Your task:
Identify and reproduce every line holding the string "this".

Input:
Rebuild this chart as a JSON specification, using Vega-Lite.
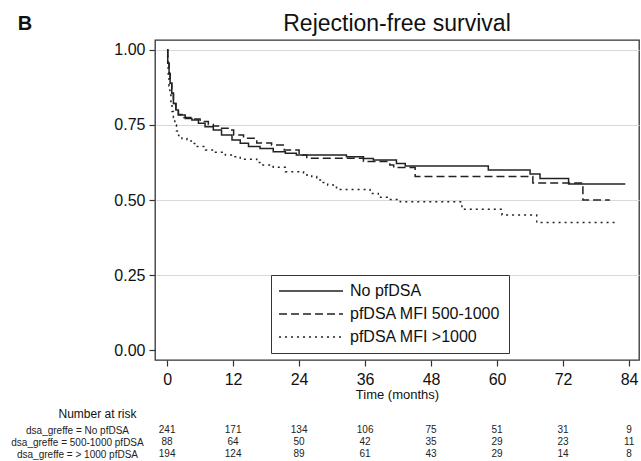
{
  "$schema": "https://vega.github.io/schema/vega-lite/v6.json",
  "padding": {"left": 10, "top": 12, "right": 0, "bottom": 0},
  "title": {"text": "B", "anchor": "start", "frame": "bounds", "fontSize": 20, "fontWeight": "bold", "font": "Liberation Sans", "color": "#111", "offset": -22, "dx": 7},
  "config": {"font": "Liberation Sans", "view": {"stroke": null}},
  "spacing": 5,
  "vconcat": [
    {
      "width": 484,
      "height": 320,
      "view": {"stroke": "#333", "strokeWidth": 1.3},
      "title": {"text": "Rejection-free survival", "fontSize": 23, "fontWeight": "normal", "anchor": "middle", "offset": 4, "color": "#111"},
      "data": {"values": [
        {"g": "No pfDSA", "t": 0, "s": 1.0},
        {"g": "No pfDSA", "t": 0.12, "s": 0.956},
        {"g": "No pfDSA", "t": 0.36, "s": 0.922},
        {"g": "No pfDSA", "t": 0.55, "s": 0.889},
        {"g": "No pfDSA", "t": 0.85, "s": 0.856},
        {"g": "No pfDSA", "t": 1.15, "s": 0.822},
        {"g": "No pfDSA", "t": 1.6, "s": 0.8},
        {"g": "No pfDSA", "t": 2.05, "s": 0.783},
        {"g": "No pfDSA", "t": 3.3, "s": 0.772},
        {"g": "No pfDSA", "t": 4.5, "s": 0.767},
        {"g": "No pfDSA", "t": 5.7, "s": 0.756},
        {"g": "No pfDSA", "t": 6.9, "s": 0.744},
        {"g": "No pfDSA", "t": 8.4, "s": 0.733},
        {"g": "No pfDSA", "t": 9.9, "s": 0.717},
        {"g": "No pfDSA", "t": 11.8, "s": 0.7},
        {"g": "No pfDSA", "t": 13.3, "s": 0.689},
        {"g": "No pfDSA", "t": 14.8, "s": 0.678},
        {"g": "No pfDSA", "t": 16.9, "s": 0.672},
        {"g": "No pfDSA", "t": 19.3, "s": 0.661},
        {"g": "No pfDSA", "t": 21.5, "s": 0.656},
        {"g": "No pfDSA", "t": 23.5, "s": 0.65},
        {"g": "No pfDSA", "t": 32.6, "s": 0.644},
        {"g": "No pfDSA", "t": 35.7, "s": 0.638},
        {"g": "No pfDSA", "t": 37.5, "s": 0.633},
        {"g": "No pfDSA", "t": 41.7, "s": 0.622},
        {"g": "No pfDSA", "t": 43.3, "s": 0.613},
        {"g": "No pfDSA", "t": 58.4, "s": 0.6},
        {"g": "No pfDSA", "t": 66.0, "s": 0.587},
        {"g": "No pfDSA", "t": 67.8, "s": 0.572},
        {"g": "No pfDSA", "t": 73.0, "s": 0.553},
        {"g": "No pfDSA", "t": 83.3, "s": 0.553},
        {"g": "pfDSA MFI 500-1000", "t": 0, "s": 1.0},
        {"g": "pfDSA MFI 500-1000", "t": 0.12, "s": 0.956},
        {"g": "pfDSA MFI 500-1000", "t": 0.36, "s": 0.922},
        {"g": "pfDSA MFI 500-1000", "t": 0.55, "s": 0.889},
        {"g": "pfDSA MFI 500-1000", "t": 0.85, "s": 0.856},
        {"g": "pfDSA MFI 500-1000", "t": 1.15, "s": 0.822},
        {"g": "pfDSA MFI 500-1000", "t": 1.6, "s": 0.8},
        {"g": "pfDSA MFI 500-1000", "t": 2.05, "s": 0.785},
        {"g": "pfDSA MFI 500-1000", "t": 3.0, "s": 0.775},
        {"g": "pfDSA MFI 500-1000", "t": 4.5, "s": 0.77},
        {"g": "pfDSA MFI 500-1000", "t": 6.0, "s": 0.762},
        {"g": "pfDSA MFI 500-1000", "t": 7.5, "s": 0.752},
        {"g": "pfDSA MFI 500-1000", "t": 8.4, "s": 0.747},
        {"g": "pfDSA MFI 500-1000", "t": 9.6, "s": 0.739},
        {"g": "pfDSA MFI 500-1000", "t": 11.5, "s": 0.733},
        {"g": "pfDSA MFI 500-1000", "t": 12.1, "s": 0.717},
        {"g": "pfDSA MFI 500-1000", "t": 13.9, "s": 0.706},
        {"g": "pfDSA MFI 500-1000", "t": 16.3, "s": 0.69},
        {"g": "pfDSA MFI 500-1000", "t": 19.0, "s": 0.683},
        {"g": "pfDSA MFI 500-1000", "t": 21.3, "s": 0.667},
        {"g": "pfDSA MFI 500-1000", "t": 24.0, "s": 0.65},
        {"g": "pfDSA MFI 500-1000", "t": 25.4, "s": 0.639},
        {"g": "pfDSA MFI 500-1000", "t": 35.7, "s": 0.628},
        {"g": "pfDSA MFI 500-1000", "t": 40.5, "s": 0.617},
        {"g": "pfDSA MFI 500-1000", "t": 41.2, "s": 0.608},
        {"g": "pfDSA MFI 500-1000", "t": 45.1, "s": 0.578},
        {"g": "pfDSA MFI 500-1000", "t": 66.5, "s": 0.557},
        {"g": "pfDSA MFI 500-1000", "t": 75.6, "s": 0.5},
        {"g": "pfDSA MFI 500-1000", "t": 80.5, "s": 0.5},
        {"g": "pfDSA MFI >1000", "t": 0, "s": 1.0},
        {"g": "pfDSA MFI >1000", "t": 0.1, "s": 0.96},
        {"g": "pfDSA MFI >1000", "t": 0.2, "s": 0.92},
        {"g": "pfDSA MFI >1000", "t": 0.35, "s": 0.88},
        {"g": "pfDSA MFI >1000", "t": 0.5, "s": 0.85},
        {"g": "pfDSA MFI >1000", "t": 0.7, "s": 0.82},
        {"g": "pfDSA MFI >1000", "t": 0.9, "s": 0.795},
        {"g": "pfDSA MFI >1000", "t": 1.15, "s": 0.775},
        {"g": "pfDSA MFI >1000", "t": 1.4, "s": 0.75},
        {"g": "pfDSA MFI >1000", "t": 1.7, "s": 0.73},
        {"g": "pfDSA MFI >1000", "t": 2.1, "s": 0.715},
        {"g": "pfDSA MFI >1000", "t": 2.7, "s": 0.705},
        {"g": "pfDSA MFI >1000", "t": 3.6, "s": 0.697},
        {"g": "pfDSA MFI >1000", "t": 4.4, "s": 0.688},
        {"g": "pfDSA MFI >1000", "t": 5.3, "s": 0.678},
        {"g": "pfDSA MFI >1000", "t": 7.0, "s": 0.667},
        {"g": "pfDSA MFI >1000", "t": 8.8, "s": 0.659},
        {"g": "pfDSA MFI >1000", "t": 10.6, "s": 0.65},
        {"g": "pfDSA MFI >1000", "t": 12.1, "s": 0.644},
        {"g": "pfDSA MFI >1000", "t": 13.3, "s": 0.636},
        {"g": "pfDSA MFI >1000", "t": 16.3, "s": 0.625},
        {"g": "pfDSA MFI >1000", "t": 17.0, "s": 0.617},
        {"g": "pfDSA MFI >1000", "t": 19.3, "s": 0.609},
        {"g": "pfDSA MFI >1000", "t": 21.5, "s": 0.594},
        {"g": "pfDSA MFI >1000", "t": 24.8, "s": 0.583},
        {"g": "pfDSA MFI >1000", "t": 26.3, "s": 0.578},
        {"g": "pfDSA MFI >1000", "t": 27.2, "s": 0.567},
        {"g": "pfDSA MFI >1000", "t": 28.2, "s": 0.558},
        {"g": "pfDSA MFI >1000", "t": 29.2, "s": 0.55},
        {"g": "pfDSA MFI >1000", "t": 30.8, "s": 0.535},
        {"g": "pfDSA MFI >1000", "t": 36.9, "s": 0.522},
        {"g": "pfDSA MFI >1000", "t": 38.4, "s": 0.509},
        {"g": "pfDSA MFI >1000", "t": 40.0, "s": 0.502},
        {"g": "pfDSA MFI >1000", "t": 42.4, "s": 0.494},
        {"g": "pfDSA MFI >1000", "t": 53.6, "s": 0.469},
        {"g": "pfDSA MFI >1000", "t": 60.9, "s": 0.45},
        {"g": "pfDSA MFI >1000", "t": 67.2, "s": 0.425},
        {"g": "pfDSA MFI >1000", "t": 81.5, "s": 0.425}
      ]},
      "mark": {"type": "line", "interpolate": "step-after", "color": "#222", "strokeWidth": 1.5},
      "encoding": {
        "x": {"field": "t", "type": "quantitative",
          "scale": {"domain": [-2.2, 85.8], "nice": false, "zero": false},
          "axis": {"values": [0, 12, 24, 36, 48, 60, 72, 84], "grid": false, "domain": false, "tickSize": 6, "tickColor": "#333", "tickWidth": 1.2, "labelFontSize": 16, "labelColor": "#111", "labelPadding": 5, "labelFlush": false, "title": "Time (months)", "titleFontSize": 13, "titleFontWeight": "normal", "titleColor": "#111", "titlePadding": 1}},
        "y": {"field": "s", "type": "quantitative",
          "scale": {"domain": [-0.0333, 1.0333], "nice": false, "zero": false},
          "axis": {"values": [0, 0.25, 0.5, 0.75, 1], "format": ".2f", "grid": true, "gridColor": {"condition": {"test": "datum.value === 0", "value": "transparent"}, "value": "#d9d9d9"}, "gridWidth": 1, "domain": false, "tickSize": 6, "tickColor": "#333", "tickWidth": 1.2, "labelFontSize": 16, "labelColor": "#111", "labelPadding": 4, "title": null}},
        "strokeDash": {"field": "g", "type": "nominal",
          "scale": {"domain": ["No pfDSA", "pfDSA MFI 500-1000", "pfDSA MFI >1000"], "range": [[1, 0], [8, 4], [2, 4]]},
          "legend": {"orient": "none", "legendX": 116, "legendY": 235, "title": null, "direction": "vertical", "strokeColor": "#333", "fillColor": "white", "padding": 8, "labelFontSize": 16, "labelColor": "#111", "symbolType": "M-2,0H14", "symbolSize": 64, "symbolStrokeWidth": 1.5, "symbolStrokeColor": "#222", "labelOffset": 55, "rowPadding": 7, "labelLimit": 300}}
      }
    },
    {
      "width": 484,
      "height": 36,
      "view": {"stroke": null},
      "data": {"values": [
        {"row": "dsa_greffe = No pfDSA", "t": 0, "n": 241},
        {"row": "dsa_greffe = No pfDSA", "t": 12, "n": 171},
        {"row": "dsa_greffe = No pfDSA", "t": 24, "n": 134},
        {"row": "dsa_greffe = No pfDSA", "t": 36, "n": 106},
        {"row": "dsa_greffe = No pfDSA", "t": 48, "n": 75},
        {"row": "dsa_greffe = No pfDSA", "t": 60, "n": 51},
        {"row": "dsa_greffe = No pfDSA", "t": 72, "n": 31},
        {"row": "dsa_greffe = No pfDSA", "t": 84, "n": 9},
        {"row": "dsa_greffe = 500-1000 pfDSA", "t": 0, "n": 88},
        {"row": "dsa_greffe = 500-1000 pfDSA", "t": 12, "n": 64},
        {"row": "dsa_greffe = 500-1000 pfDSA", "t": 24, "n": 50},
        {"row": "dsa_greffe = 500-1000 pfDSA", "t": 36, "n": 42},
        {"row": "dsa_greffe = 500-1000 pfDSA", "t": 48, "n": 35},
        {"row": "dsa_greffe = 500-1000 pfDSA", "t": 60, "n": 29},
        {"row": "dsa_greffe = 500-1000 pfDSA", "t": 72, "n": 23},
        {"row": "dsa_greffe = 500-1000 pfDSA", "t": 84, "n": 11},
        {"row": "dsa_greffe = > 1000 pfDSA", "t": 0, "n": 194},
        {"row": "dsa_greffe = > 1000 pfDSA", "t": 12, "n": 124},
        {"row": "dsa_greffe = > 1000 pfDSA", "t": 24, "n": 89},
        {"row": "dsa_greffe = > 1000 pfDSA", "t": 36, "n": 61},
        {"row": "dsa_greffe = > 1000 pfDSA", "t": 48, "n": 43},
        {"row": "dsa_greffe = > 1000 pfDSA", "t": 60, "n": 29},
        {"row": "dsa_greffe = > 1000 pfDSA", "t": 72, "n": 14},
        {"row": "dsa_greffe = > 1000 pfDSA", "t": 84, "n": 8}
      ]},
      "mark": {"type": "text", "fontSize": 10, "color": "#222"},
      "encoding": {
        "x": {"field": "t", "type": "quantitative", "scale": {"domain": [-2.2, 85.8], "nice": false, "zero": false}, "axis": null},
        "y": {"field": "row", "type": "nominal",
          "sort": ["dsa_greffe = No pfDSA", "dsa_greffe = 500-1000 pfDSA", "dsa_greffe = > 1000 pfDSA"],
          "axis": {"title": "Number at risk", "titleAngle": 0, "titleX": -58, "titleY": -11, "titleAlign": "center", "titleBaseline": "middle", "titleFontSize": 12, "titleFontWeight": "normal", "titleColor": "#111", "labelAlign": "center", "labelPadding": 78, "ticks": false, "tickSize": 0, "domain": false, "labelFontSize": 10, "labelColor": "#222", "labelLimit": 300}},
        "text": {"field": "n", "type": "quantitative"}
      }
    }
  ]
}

...

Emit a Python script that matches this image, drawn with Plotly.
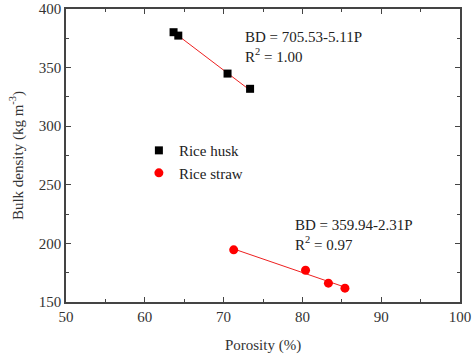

...

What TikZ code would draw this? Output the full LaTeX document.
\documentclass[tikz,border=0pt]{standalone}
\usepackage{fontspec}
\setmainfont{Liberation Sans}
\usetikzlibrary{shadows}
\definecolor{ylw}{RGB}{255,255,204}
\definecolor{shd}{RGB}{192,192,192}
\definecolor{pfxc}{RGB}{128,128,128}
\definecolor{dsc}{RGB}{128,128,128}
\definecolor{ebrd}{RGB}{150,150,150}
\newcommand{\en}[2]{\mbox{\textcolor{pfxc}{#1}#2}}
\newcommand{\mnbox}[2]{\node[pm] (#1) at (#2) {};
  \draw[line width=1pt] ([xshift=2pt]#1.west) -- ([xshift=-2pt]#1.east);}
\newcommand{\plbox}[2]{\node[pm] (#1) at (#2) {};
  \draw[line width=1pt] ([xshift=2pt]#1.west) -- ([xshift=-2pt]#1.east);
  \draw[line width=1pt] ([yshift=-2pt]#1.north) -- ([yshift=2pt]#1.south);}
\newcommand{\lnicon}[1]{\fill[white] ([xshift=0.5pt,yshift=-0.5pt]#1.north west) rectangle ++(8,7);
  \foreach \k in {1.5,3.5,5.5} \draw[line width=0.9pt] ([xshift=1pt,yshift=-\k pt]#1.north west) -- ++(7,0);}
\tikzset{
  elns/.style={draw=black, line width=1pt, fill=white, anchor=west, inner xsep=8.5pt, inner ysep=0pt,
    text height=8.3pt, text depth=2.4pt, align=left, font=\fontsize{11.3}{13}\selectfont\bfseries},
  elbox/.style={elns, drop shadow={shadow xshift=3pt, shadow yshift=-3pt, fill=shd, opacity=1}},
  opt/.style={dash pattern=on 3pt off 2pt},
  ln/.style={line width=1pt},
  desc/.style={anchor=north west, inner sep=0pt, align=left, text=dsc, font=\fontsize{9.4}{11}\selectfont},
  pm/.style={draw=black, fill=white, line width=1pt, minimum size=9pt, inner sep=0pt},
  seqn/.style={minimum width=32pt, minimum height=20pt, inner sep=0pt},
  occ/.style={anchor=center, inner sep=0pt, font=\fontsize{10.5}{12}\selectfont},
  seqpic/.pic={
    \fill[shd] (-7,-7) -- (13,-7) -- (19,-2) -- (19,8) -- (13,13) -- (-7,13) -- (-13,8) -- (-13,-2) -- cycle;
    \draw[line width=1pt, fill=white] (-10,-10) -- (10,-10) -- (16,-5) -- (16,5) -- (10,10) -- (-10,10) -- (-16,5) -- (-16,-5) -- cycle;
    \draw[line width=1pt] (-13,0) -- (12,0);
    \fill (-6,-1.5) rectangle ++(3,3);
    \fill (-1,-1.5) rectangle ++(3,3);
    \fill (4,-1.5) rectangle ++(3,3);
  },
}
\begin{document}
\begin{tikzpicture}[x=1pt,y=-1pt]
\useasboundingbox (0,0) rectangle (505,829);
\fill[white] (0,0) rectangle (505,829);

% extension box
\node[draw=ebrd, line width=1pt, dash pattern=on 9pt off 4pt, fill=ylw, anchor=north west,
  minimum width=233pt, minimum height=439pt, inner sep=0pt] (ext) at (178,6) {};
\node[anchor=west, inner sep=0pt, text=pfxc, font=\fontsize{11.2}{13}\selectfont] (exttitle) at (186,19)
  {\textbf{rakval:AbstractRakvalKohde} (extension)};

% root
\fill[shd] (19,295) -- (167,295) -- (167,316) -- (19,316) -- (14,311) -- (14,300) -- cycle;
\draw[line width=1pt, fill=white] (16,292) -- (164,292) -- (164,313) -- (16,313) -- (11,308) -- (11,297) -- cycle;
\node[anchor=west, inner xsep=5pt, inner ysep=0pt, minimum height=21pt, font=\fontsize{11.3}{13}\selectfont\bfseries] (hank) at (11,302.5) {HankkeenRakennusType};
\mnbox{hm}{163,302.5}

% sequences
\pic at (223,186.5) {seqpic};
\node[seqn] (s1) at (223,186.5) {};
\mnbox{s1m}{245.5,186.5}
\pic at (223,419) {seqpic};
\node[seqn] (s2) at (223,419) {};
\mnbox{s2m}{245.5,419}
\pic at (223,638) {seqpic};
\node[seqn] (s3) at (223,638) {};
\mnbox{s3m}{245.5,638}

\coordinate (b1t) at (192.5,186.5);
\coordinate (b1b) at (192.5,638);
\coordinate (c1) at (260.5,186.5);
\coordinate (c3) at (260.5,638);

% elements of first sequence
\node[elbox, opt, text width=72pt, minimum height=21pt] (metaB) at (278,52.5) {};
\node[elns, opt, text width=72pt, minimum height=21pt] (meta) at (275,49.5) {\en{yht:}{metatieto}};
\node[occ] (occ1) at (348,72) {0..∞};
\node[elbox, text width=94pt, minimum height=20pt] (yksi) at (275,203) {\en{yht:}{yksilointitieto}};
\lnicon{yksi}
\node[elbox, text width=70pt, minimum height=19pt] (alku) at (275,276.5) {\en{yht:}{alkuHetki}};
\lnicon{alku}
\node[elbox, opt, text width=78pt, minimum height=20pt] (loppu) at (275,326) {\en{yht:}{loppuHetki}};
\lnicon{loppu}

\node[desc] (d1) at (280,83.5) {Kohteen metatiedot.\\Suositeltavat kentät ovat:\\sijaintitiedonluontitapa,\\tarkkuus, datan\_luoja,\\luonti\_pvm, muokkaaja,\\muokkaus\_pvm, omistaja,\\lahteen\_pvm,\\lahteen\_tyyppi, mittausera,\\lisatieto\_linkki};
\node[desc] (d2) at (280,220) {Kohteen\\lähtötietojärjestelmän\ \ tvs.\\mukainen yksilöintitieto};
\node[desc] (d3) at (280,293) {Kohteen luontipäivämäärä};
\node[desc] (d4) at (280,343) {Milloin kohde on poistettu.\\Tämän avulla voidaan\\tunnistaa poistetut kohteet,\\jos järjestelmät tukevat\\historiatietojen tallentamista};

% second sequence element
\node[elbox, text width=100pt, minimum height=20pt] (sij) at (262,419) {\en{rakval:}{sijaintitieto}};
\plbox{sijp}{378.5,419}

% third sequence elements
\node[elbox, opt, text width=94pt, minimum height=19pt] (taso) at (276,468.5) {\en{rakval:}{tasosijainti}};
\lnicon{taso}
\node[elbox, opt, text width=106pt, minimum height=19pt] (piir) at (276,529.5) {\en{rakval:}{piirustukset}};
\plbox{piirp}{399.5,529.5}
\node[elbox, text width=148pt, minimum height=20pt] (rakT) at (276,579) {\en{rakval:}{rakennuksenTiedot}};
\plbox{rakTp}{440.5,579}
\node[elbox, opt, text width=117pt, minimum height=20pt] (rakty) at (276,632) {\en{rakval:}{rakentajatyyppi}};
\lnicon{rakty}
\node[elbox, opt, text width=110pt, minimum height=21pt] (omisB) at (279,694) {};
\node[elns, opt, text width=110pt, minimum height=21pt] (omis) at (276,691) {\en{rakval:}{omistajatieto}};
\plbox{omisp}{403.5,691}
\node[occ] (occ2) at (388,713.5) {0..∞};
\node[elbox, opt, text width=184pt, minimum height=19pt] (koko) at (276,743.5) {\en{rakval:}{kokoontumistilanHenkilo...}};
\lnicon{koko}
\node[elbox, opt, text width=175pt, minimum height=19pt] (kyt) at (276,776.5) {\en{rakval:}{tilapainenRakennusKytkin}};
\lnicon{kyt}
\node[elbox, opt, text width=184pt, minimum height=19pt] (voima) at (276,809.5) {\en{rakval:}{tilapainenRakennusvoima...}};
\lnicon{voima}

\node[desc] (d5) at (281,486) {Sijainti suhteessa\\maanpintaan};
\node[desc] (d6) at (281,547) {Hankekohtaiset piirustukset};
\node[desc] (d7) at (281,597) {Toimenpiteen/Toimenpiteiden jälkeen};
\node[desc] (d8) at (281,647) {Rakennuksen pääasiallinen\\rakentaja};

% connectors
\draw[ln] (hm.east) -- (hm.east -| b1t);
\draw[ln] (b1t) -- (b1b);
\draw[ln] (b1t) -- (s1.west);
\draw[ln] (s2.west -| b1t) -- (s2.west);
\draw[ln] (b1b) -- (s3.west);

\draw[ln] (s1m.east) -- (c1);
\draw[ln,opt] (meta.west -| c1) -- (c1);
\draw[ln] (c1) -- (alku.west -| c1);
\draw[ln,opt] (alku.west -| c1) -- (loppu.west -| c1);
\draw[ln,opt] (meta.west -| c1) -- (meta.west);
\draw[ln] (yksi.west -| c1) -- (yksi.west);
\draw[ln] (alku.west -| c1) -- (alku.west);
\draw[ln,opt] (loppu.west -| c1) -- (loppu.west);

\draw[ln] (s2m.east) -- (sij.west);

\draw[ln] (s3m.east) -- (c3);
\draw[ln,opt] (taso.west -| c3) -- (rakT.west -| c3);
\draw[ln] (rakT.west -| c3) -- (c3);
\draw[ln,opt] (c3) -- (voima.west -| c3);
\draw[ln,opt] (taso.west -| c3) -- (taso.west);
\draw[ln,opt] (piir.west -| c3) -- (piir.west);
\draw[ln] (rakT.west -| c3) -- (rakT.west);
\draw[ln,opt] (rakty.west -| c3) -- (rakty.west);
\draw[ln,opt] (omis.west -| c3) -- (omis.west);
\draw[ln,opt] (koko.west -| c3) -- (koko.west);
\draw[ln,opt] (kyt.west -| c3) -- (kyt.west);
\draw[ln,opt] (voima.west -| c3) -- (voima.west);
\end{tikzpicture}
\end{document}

Reply to the task:
Rebuild this chart as a JSON specification, using Vega-Lite.
Emit a Python script that matches this image, drawn with Plotly.
What TikZ code would draw this? Output the full LaTeX document.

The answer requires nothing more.